Holding — McHaney, J.
- The Arkansas Supreme Court held that the trial court erred in canceling the stone deeds.
Rule
- In order to set aside a deed that has been duly signed and acknowledged, the evidence must be clear, cogent, and convincing.
Reasoning
- The Arkansas Supreme Court reasoned that the evidence presented by the appellees did not meet the required standard of clear, cogent, and convincing proof necessary to set aside the deeds.
- The court noted that there was no explicit provision in the deeds requiring development work at any specific time.
- It recognized that wartime conditions affected the marble market and that the parties had cooperated in their business efforts for several years without prior complaints regarding Cazort’s financial status.
- The court distinguished this case from others involving implied covenants to develop property, emphasizing that the allegations of misrepresentation were not adequately substantiated.
- Furthermore, it ruled that the royalty on unmarketed marble was not due since the marble must be sold before any payment was required.
- Regarding damages for land used, the court allowed a claim for $100 based on the acreage appropriated.
Deep Dive: How the Court Reached Its Decision
Standard of Proof for Cancellation
The Arkansas Supreme Court emphasized that to set aside a deed that has been duly signed and acknowledged, the evidence must be clear, cogent, and convincing. This standard is significantly higher than merely establishing a preponderance of the evidence, which is the typical burden in civil cases. The court stated that the requirement for heightened proof exists to uphold the integrity of deeds and to protect the parties' reliance on formally executed documents. In this case, the appellees' claims of misrepresentation regarding the financial capabilities of Cazort and Skinner fell short of this rigorous standard. The court found that the evidence presented did not convincingly demonstrate that the appellants had misrepresented their financial status at the time of the agreement. Since the burden of proof was not met, the court held that the deeds should not be canceled based on these allegations.
Lack of Explicit Development Provisions
The court noted that the stone deeds did not contain any explicit provisions requiring the appellants to undertake development work within a specific timeframe. This absence of a contractual obligation meant that the appellees could not claim a breach of contract based solely on the failure to actively market or develop the marble during wartime conditions. The court acknowledged the broader context of the wartime economy, which imposed significant restrictions on the construction and building materials market, impacting the business operations of the appellants. Given these conditions, the court reasoned that it would be inequitable to cancel the deeds on the grounds of non-development when such circumstances were largely beyond the control of the appellants. The court reinforced that the relationship between the parties had been cooperative over the years, further indicating that the lack of development was not a unilateral failure on the part of the appellants.
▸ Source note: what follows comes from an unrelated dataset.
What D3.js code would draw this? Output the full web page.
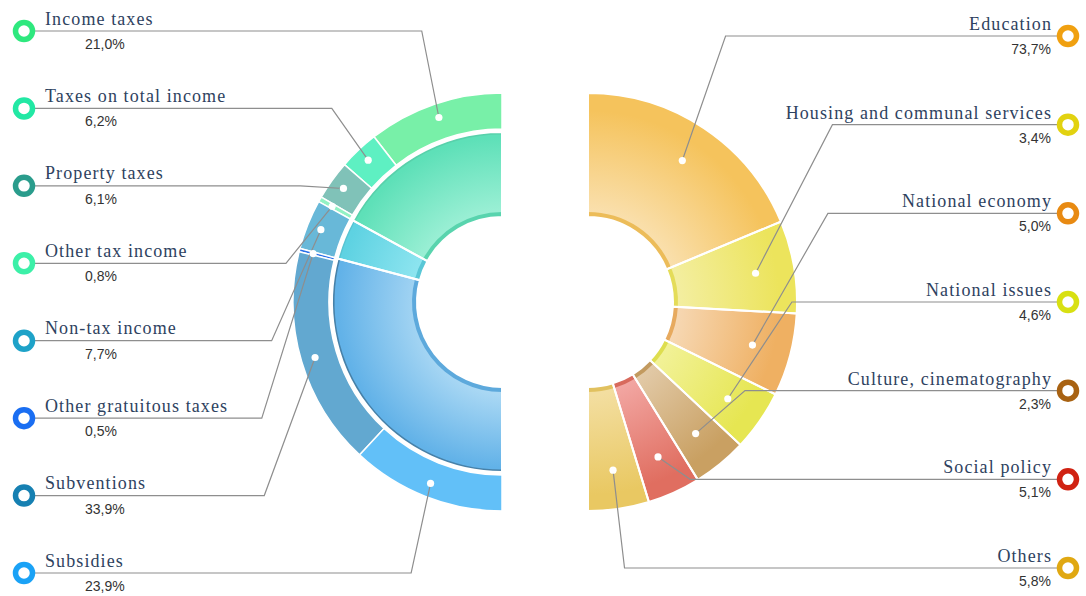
<!DOCTYPE html>
<html>
<head>
<meta charset="utf-8">
<script src="https://cdn.jsdelivr.net/npm/d3@7"></script>
<style>
html,body{margin:0;padding:0;background:#fff;}
svg{display:block;}
</style>
</head>
<body>
<svg id="chart" width="1086" height="596"></svg>
<script>
// ---------------- DATA ----------------
const incomeCategories = ["Income taxes", "Taxes on total income", "Property taxes", "Other tax income",
  "Non-tax income", "Other gratuitous taxes", "Subventions", "Subsidies"];
const incomeValues = [21.0, 6.2, 6.1, 0.8, 7.7, 0.5, 33.9, 23.9];
const incomeGroups = ["Tax income", "Tax income", "Tax income", "Tax income",
  "Non-tax income", "Gratuitous receipts", "Gratuitous receipts", "Gratuitous receipts"];
const groupNames = ["Tax income", "Non-tax income", "Gratuitous receipts"];

const expenseCategories = ["Education", "Housing and communal services", "National economy",
  "National issues", "Culture, cinematography", "Social policy", "Others"];
const expenseValues = [73.7, 3.4, 5.0, 4.6, 2.3, 5.1, 5.8];          // printed percentages
const expenseArcShares = [37.4, 14.3, 12.8, 9.4, 8.4, 8.2, 9.4];      // slice sizes as drawn in the picture

// ---------------- STYLE ----------------
const incomeFill   = ["#78f0a8", "#5ef0c2", "#80c2b8", "#92f2c4", "#68b8d8", "#2a70e8", "#62a8d0", "#62c0f8"];
const incomeMarker = ["#2ee87e", "#22e8a4", "#2a9c8c", "#3cf0a8", "#1ea2c8", "#1a6ef2", "#1680b2", "#1aa2f6"];
const groupFill    = ["#5ee0b8", "#5ed2e2", "#62b2e8"];
const groupLight   = ["#a6f2da", "#96e8f2", "#aad8f4"];

const expenseFill   = ["#f5c35c", "#ece45c", "#efb062", "#e6e652", "#c9a062", "#e06e60", "#e9c862"];
const expenseLight  = ["#fae2b4", "#f4efa6", "#f7dab8", "#f2f29a", "#e2caa8", "#f2a6a2", "#f3dea0"];
const expenseMarker = ["#f0a010", "#e2d210", "#e88a12", "#d8e012", "#a86212", "#d02212", "#e0a812"];

const W = 1086, H = 596, CY = 302;
const L = {cx: 502, r0: 85, r1: 170, o0: 173, o1: 209, dotR: 195, cornerR: 248};
const R = {cx: 588, r0: 85, r1: 209, dotR: 170, cornerR: 248};

const fmt = v => d3.format(".1f")(v).replace(".", ",") + "%";

const svg = d3.select("#chart");
const defs = svg.append("defs");

// ---------------- LEFT CHART ----------------
const gL = svg.append("g").attr("transform", `translate(${L.cx},${CY})`);

const incomeData = incomeCategories.map((c, i) => ({name: c, value: incomeValues[i], i}));
const groupData = groupNames.map((g, i) => ({
  name: g, i,
  value: d3.sum(incomeValues.filter((v, k) => incomeGroups[k] === g))
}));

const pieL = d3.pie().sort(null).startAngle(0).endAngle(-Math.PI).value(d => d.value);
const arcsInner = pieL(groupData);
const arcsOuter = pieL(incomeData);

groupData.forEach((d, i) => {
  const gr = defs.append("radialGradient").attr("id", "gL" + i)
    .attr("gradientUnits", "userSpaceOnUse").attr("cx", 0).attr("cy", 0).attr("r", L.r1)
    .attr("fx", 15).attr("fy", 15);
  gr.append("stop").attr("offset", 0.5).attr("stop-color", groupLight[i]);
  gr.append("stop").attr("offset", 0.97).attr("stop-color", groupFill[i]);
});

const arcIn = d3.arc().innerRadius(L.r0).outerRadius(L.r1);
gL.selectAll("path.inner").data(arcsInner).join("path")
  .attr("class", "inner").attr("d", arcIn)
  .attr("fill", d => `url(#gL${d.data.i})`);
// inner edge band
gL.selectAll("path.iband").data(arcsInner).join("path")
  .attr("d", d3.arc().innerRadius(L.r0).outerRadius(L.r0 + 5))
  .attr("fill", d => d3.color(groupFill[d.data.i]).darker(0.15));
// outer edge band
gL.selectAll("path.oband").data(arcsInner).join("path")
  .attr("d", d3.arc().innerRadius(L.r1 - 2.5).outerRadius(L.r1))
  .attr("fill", d => d3.color(groupFill[d.data.i]).darker(d.data.i === 2 ? 0.9 : 0.2));
// separators
gL.selectAll("path.isep").data(arcsInner).join("path")
  .attr("d", arcIn).attr("fill", "none").attr("stroke", "#fff").attr("stroke-width", 2);

const arcOut = d3.arc().innerRadius(L.o0).outerRadius(L.o1);
gL.selectAll("path.outer").data(arcsOuter).join("path")
  .attr("class", "outer").attr("d", arcOut)
  .attr("fill", d => incomeFill[d.data.i])
  .attr("stroke", "#fff").attr("stroke-width", 1.5);

// ---------------- RIGHT CHART ----------------
const gR = svg.append("g").attr("transform", `translate(${R.cx},${CY})`);
const expenseData = expenseCategories.map((c, i) => ({name: c, value: expenseArcShares[i], pct: expenseValues[i], i}));
const pieR = d3.pie().sort(null).startAngle(0).endAngle(Math.PI).value(d => d.value);
const arcsR = pieR(expenseData);

expenseData.forEach((d, i) => {
  const gr = defs.append("radialGradient").attr("id", "gR" + i)
    .attr("gradientUnits", "userSpaceOnUse").attr("cx", 0).attr("cy", 0).attr("r", R.r1)
    .attr("fx", -10).attr("fy", 10);
  gr.append("stop").attr("offset", 0.42).attr("stop-color", expenseLight[i]);
  gr.append("stop").attr("offset", 0.92).attr("stop-color", expenseFill[i]);
});

const arcR = d3.arc().innerRadius(R.r0).outerRadius(R.r1);
gR.selectAll("path.seg").data(arcsR).join("path")
  .attr("d", arcR).attr("fill", d => `url(#gR${d.data.i})`);
gR.selectAll("path.band").data(arcsR).join("path")
  .attr("d", d3.arc().innerRadius(R.r0).outerRadius(R.r0 + 5))
  .attr("fill", d => d3.color(expenseFill[d.data.i]).darker(0.1));
gR.selectAll("path.sep").data(arcsR).join("path")
  .attr("d", arcR).attr("fill", "none").attr("stroke", "#fff").attr("stroke-width", 2);

// ---------------- LABELS & LEADERS ----------------
const yLeft = d3.scaleLinear().domain([0, incomeCategories.length - 1]).range([31, 573]);
const yRight = d3.scaleLinear().domain([0, expenseCategories.length - 1]).range([36, 568]);
const mid = a => (a.startAngle + a.endAngle) / 2;
const polar = (cx, r, ang) => [cx + r * Math.sin(ang), CY - r * Math.cos(ang)];

const leaders = svg.append("g").attr("fill", "none").attr("stroke", "#8e8e8e").attr("stroke-width", 1.2);
const dots = svg.append("g");
const labels = svg.append("g");
const markerXL = 24, markerXR = 1068;
const nameFont = "'Liberation Serif', serif";

arcsOuter.forEach((a, i) => {
  const ang = mid(a);
  const dot = polar(L.cx, L.dotR, ang);
  const y = yLeft(i);
  const cornerX = L.cx + L.cornerR * Math.sin(ang);
  leaders.append("path").attr("d", d3.line()([[markerXL, y], [cornerX, y], dot]));
  dots.append("circle").attr("cx", dot[0]).attr("cy", dot[1]).attr("r", 3.6).attr("fill", "#fff");
  labels.append("circle").attr("cx", markerXL).attr("cy", y).attr("r", 8.5)
    .attr("fill", "#fff").attr("stroke", incomeMarker[i]).attr("stroke-width", 5.5);
  labels.append("text").attr("x", 45).attr("y", y - 6.5).text(a.data.name)
    .attr("font-family", nameFont).attr("font-size", 18)
    .attr("letter-spacing", "1.1px").attr("fill", "#2e4260");
  labels.append("text").attr("x", 85).attr("y", y + 18).text(fmt(a.data.value))
    .attr("font-family", "'Liberation Sans', Arial, sans-serif").attr("font-size", 14)
    .attr("fill", "#333");
});

arcsR.forEach((a, i) => {
  const ang = mid(a);
  const dot = polar(R.cx, R.dotR, ang);
  const y = yRight(i);
  const cornerX = R.cx + R.cornerR * Math.sin(ang);
  leaders.append("path").attr("d", d3.line()([[markerXR, y], [cornerX, y], dot]));
  dots.append("circle").attr("cx", dot[0]).attr("cy", dot[1]).attr("r", 3.6).attr("fill", "#fff");
  labels.append("circle").attr("cx", markerXR).attr("cy", y).attr("r", 8.5)
    .attr("fill", "#fff").attr("stroke", expenseMarker[i]).attr("stroke-width", 5.5);
  labels.append("text").attr("x", 1052).attr("y", y - 6).attr("text-anchor", "end").text(a.data.name)
    .attr("font-family", nameFont).attr("font-size", 18)
    .attr("letter-spacing", "1.1px").attr("fill", "#2e4260");
  labels.append("text").attr("x", 1051).attr("y", y + 18).attr("text-anchor", "end").text(fmt(a.data.pct))
    .attr("font-family", "'Liberation Sans', Arial, sans-serif").attr("font-size", 14)
    .attr("fill", "#333");
});
</script>
</body>
</html>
Cooperative Business Relationship
The Arkansas Supreme Court highlighted the cooperative nature of the business relationship between the parties for nearly nine years leading up to the lawsuit. During this time, the appellees had actively participated in the quarrying and marketing efforts, with no prior complaints about Cazort's financial situation. The court pointed out that the appellees had been aware of and involved in attempts to secure financing and had even cooperated with the appellants in marketing the marble. Given this long-standing collaboration, the court found it inconsistent for the appellees to suddenly assert that they were misled regarding financial capabilities. The court concluded that if the appellees had genuine concerns about the appellants' financial ability, they should have raised these issues earlier, rather than waiting until the market conditions worsened due to the war.
Judicial Notice of Wartime Conditions
The court took judicial notice of the wartime conditions affecting the economy and the construction industry, which severely limited the market for building materials like black marble. This acknowledgment played a crucial role in the court's reasoning, as it demonstrated that external factors contributed to the appellants' inability to develop the property further. The court understood that wartime restrictions had rendered many businesses unable to operate at full capacity, which was a significant consideration in assessing the appellees' claims. By recognizing these economic realities, the court underscored that the failure to market the marble was not solely a result of the appellants' negligence or misrepresentation. Therefore, the court believed it would be unjust to penalize the appellants by canceling the deeds when the broader economic landscape had shifted so dramatically due to circumstances beyond their control.
Royalty Payment Conditions
The court addressed the appellees' claim for royalties on the unmarketed marble, ruling that the royalty payments were not due since the marble had not been sold. The terms of the agreement stipulated that royalties would only be payable after a sale had occurred. This ruling clarified the contractual obligations between the parties and emphasized the importance of adhering to the agreed-upon conditions in the deeds. The court found no evidence of negligence on the part of the appellants in failing to sell the marble, further supporting its decision to deny the royalty claim. Additionally, the court noted that the appellees had not established any grounds for claiming damages for the unmarketed marble, reinforcing the contractual nature of the obligations surrounding the sale and payment of royalties.